Go through the material and pull out every line with the string "document" in it.

■ **MATERIAL FOR THIS EXERCISE**:

★ ★ ★ ★

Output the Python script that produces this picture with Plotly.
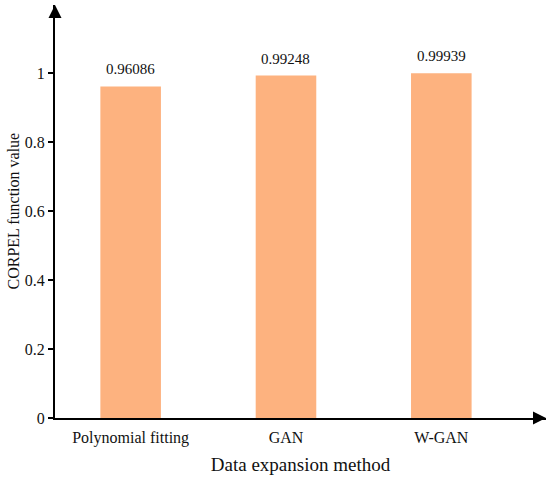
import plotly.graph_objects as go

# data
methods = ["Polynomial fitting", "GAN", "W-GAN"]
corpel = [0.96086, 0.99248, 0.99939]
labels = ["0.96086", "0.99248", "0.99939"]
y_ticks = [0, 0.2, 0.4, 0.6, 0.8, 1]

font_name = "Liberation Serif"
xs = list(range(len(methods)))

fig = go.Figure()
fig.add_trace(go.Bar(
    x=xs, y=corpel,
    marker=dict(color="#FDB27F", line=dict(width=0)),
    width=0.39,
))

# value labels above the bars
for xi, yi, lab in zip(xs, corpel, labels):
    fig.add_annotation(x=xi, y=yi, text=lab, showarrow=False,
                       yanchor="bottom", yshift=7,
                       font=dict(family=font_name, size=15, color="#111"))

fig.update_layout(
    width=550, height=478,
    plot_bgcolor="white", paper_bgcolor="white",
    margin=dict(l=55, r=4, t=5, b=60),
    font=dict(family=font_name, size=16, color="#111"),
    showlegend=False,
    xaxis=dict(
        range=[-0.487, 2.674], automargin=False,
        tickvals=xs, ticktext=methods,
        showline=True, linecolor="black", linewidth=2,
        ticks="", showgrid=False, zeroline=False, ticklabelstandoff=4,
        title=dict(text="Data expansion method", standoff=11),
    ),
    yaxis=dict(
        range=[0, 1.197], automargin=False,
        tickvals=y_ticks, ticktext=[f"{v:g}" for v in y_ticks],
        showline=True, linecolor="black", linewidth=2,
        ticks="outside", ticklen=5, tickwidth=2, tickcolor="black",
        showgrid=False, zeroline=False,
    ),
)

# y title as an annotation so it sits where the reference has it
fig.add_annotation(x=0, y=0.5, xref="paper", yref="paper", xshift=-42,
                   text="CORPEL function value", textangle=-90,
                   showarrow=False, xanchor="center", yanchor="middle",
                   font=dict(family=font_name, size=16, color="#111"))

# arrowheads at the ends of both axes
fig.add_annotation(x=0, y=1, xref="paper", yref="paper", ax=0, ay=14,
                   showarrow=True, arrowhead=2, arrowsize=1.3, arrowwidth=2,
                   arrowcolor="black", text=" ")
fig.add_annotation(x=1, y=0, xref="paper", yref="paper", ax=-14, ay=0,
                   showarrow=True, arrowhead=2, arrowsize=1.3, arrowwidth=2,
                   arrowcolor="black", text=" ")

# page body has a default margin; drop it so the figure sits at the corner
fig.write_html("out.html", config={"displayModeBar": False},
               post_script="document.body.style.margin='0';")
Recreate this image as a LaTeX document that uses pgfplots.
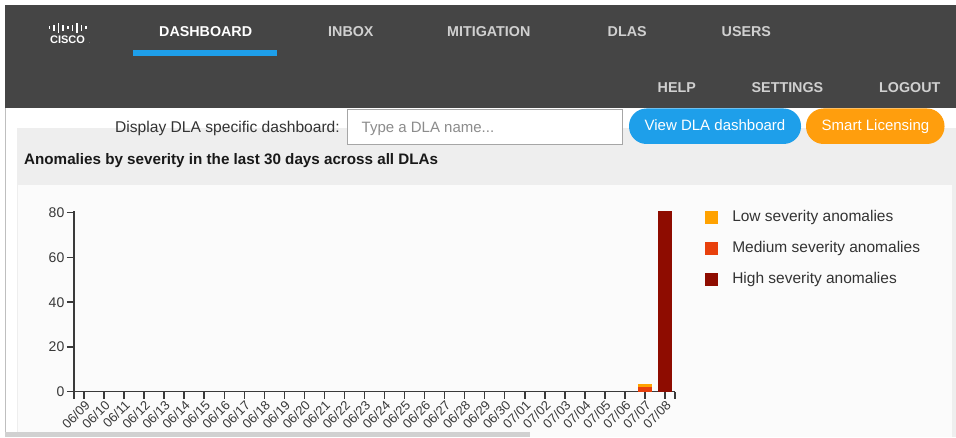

★ ★ ★ ★

■ **COMPLETE ANSWER**:
               post_script="document.body.style.margin='0';")
Recreate this image as a LaTeX document that uses pgfplots.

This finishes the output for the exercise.